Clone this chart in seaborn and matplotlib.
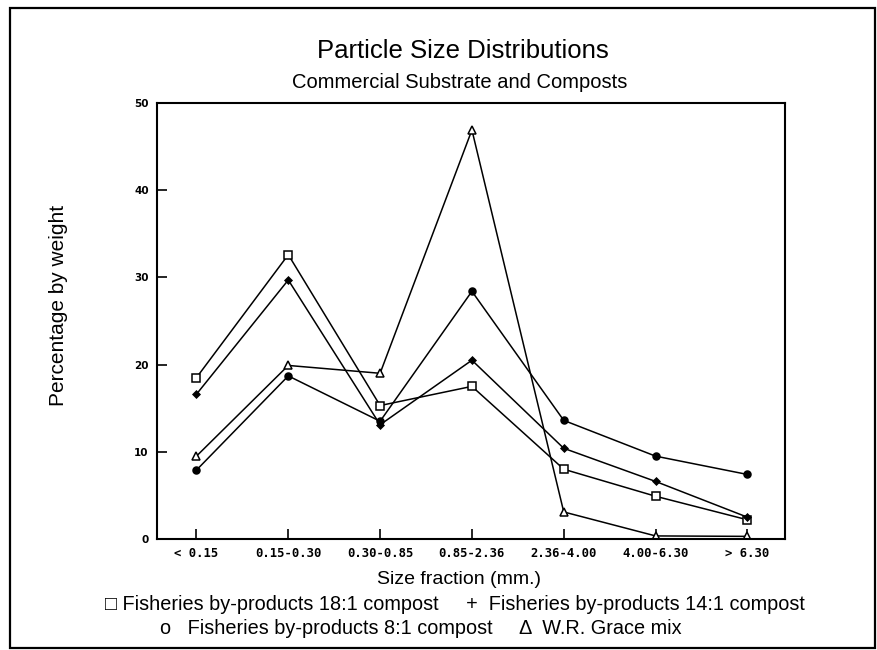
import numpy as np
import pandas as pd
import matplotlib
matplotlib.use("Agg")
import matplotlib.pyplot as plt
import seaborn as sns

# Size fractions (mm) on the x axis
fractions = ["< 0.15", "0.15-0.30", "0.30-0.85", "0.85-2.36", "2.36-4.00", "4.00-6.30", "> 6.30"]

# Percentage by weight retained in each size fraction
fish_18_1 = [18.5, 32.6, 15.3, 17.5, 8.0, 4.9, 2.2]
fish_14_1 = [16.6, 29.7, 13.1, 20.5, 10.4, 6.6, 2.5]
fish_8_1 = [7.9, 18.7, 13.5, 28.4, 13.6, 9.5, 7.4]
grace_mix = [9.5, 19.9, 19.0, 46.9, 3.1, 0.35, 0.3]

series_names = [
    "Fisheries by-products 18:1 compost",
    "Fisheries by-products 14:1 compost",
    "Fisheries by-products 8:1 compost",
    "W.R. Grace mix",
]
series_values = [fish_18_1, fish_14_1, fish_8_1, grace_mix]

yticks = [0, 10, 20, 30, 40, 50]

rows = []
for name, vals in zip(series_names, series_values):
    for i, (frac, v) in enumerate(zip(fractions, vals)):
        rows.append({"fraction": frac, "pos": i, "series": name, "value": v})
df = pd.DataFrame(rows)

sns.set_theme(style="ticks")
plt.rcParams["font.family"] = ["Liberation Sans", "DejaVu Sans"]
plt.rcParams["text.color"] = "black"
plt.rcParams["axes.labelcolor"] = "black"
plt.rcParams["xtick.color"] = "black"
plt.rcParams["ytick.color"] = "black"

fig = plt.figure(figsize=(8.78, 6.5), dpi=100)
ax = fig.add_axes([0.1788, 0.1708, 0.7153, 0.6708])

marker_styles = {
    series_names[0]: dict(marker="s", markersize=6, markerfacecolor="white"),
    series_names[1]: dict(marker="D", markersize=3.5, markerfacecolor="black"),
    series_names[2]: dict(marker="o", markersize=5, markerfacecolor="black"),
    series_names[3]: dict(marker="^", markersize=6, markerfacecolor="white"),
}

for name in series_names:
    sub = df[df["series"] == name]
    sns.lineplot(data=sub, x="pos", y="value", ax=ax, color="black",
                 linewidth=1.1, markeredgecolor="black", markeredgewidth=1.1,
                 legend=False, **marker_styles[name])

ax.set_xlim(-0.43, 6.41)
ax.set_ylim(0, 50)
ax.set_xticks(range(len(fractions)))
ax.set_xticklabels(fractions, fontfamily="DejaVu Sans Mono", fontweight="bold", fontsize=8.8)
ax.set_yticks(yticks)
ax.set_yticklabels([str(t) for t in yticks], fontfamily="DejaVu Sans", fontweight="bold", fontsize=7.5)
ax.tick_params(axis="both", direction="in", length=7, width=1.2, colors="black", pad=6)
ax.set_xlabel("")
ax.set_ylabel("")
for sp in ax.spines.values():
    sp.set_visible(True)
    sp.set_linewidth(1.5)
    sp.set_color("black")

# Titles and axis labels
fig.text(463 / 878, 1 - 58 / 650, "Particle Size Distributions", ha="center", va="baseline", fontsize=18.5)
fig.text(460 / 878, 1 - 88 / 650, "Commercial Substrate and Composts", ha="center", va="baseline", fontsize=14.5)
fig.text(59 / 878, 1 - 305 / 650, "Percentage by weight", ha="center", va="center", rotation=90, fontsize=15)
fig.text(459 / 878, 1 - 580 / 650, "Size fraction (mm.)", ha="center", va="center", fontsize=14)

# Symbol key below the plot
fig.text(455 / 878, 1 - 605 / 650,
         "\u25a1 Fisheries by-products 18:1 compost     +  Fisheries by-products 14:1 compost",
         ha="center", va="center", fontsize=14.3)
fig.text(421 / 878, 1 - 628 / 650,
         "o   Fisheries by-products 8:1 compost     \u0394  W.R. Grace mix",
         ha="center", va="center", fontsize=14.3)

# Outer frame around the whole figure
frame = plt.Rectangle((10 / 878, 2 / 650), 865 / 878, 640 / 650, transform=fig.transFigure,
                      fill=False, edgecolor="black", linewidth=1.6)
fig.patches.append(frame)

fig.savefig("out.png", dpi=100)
****************************************
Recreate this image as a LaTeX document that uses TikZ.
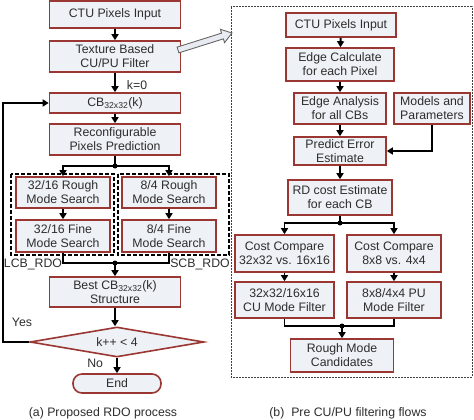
****************************************
WORK TO BE COMPLETED: Write out each line of the data that holds the string "matplotlib".

RESPONSE TO THIS TASK:
Clone this chart in seaborn and matplotlib.
import matplotlib
matplotlib.use("Agg")
import matplotlib.pyplot as plt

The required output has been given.